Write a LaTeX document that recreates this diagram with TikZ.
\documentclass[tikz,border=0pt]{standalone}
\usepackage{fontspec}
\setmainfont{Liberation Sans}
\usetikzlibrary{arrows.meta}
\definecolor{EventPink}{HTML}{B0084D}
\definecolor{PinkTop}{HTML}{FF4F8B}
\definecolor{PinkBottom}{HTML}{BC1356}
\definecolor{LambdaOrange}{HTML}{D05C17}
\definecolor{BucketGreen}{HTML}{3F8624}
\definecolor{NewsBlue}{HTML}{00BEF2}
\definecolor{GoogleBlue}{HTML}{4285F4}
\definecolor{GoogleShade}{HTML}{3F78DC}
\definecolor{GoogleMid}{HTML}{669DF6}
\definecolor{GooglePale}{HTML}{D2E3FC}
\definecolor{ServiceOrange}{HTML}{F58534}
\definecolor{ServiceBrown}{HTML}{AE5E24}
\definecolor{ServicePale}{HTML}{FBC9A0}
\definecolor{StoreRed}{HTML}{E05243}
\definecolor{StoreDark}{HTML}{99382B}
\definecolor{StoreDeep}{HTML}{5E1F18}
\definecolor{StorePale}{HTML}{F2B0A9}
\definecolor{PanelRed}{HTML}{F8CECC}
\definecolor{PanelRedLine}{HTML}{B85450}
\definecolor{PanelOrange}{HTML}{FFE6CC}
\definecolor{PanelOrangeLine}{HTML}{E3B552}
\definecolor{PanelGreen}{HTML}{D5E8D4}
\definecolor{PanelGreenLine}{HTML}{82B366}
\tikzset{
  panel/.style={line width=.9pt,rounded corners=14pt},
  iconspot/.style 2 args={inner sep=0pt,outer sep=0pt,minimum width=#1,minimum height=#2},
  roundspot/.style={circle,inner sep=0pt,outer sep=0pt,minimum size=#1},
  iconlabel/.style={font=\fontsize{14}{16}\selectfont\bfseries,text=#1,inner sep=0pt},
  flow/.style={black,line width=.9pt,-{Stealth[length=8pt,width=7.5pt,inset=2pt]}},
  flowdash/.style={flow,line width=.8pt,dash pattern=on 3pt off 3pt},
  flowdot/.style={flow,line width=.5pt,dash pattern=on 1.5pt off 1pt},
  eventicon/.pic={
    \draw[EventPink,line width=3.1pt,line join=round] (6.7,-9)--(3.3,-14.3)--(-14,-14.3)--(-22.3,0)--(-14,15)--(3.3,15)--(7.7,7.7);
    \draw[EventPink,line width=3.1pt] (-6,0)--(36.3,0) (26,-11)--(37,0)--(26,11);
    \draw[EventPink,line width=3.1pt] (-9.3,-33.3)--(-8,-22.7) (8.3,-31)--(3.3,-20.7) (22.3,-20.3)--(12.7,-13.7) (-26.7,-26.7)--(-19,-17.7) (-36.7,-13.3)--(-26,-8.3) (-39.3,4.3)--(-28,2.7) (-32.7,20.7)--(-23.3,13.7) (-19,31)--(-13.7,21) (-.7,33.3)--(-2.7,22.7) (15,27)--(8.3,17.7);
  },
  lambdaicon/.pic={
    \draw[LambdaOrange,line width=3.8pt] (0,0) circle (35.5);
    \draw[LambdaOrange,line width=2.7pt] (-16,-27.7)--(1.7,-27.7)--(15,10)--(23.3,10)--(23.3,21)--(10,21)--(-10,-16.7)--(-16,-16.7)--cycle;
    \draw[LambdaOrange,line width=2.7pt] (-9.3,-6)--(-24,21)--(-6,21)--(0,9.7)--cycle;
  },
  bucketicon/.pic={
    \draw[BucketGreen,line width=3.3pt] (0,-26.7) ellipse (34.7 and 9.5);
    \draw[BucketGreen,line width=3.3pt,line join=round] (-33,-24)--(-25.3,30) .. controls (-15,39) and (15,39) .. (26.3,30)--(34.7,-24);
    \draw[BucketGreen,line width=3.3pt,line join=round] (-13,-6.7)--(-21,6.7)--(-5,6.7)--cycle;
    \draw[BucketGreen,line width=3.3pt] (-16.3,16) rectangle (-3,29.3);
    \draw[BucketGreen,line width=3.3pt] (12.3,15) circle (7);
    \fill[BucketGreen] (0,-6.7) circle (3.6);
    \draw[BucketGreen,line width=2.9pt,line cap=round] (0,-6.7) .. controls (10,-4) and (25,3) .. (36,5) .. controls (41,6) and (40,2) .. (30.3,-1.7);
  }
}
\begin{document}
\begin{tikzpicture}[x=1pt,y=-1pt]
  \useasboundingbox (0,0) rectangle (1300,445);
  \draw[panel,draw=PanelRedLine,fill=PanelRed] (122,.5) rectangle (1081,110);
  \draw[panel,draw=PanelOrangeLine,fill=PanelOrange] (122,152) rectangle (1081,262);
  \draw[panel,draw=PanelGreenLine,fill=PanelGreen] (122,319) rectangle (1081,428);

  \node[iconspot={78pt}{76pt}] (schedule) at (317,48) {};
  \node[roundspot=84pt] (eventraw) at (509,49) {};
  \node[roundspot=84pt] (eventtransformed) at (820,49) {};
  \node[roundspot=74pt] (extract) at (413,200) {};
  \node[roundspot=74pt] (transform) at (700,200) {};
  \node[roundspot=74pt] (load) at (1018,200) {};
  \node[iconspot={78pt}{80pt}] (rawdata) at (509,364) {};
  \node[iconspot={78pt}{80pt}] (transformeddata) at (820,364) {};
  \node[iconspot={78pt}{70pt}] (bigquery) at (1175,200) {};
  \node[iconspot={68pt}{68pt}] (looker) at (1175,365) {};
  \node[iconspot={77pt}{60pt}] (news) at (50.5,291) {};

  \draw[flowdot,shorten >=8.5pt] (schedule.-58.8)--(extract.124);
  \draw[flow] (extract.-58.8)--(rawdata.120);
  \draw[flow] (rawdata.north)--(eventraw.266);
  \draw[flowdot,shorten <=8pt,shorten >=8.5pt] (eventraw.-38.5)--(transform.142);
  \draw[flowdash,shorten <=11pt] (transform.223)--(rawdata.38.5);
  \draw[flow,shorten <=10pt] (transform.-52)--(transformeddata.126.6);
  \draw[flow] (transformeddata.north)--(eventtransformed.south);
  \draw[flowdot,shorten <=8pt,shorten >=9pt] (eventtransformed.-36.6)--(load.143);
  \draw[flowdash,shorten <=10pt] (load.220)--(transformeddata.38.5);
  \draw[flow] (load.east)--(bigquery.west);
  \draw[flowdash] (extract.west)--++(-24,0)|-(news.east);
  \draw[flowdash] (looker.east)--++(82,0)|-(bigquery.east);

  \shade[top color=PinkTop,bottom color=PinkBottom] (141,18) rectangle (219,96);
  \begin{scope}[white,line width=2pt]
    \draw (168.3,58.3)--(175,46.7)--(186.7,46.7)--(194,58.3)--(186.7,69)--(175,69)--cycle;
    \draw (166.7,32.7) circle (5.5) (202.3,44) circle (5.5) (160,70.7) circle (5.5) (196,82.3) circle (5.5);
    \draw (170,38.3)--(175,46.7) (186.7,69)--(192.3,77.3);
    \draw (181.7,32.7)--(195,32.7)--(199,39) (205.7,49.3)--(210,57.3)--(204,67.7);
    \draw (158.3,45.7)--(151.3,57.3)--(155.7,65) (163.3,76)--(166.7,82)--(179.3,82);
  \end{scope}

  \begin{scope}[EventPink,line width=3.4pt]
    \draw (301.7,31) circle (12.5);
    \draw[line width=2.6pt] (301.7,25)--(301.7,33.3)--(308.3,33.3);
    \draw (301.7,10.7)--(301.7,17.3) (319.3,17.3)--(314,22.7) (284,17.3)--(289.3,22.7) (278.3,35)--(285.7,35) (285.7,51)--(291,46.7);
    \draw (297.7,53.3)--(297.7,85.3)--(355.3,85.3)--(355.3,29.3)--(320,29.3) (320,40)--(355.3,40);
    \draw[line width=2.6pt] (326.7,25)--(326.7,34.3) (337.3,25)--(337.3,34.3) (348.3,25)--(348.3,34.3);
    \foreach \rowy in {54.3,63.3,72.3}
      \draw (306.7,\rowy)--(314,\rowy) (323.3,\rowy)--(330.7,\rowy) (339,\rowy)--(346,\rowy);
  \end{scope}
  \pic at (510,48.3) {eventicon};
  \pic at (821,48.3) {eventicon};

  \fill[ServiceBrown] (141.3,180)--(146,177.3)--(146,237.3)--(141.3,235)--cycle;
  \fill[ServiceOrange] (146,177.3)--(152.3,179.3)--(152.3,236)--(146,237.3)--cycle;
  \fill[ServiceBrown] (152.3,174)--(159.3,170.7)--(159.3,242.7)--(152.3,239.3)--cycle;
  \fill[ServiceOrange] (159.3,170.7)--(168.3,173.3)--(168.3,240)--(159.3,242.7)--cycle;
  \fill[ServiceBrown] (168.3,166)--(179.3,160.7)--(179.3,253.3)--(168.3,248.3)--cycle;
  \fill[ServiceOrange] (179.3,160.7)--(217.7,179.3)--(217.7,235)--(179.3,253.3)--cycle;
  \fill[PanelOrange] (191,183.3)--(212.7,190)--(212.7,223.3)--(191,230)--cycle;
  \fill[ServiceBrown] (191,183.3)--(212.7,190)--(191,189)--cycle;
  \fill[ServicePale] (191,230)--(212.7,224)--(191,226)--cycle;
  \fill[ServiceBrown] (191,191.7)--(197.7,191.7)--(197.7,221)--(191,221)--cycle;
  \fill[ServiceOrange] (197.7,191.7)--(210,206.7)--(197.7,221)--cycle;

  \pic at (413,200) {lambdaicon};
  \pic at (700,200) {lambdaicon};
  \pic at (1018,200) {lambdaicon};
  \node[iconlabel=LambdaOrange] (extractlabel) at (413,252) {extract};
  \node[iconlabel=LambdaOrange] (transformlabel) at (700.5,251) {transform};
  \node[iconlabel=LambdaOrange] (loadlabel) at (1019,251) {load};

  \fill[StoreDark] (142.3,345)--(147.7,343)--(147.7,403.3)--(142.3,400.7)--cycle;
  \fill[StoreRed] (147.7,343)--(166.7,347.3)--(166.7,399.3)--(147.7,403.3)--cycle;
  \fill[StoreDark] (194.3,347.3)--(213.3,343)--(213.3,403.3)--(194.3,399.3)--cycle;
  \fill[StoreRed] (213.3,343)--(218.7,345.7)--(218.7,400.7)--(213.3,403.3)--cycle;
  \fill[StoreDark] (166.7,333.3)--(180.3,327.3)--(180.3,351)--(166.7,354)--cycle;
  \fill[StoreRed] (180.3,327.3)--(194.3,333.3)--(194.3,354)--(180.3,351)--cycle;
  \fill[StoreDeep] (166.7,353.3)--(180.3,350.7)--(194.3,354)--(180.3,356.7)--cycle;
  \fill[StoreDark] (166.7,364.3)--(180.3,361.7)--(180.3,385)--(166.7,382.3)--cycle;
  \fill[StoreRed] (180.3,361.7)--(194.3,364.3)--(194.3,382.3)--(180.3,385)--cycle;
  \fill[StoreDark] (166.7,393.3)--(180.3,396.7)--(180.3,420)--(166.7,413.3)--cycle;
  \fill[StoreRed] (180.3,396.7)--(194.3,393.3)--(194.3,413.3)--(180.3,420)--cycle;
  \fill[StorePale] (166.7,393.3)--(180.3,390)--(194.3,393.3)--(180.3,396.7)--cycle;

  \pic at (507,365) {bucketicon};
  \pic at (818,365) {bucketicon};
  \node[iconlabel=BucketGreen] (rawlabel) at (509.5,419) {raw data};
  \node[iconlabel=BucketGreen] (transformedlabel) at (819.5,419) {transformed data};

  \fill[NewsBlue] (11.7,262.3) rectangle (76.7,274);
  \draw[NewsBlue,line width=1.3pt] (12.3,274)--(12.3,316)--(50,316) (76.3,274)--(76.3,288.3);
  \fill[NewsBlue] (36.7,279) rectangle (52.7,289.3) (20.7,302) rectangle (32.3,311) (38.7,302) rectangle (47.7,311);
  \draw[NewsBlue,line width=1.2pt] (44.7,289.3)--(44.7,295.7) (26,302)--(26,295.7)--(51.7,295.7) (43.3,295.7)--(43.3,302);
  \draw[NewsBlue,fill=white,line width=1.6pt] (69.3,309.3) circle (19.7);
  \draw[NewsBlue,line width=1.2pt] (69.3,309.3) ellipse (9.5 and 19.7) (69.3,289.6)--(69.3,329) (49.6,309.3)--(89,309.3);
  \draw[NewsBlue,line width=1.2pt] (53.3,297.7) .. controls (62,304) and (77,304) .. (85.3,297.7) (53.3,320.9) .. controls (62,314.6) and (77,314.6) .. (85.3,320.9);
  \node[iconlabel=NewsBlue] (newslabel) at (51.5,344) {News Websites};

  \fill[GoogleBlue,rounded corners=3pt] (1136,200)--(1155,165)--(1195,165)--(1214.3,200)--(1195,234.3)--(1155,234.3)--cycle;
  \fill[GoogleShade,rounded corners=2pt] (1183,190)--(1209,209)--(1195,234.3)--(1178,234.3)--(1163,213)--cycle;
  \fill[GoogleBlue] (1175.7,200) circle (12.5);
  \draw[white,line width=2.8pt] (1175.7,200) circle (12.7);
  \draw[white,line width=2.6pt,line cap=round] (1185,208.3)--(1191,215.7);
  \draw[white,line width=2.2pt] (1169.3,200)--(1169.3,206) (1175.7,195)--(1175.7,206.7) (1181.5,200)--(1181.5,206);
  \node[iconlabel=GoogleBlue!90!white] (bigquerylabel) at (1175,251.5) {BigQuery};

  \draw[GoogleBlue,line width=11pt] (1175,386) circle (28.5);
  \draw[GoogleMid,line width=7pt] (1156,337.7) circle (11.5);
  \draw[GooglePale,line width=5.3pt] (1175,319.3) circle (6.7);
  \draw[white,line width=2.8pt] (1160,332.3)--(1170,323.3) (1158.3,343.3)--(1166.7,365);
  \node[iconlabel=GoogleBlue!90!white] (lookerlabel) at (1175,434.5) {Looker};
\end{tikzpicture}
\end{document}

====

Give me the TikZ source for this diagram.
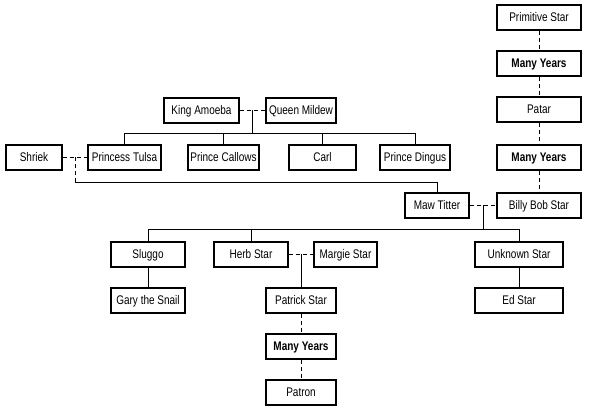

====

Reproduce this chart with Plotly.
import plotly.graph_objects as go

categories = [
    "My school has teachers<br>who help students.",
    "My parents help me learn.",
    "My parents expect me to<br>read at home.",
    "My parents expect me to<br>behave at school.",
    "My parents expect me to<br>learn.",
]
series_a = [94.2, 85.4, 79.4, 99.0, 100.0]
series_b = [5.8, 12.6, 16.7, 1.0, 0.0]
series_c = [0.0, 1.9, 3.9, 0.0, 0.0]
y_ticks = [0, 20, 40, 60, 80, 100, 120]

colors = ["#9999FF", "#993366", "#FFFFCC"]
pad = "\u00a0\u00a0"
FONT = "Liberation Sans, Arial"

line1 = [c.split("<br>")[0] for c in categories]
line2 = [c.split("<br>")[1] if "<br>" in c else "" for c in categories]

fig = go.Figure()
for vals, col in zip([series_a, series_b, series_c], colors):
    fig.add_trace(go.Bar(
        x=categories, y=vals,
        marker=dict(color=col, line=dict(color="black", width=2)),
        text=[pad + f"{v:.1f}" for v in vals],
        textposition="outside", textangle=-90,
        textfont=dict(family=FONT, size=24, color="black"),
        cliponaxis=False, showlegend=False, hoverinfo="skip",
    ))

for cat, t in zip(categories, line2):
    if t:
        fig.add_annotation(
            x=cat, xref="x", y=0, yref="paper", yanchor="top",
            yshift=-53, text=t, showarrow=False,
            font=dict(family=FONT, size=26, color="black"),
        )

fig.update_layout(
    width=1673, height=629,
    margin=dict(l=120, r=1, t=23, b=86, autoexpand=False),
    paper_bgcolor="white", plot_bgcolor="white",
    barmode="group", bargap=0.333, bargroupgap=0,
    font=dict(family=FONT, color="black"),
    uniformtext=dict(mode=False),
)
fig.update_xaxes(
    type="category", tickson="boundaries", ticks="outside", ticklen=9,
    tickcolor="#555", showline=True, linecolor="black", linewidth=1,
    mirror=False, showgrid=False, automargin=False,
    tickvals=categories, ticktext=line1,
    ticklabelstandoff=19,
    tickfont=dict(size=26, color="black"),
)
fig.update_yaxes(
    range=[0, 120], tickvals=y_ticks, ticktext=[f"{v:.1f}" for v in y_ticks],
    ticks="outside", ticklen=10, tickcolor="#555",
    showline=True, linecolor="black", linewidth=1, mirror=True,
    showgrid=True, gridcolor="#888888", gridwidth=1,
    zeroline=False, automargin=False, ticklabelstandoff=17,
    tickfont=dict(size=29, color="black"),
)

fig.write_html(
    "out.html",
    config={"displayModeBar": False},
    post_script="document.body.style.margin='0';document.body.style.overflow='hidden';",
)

====

The answer is one number: how many lines of the material above contain "diagram".

2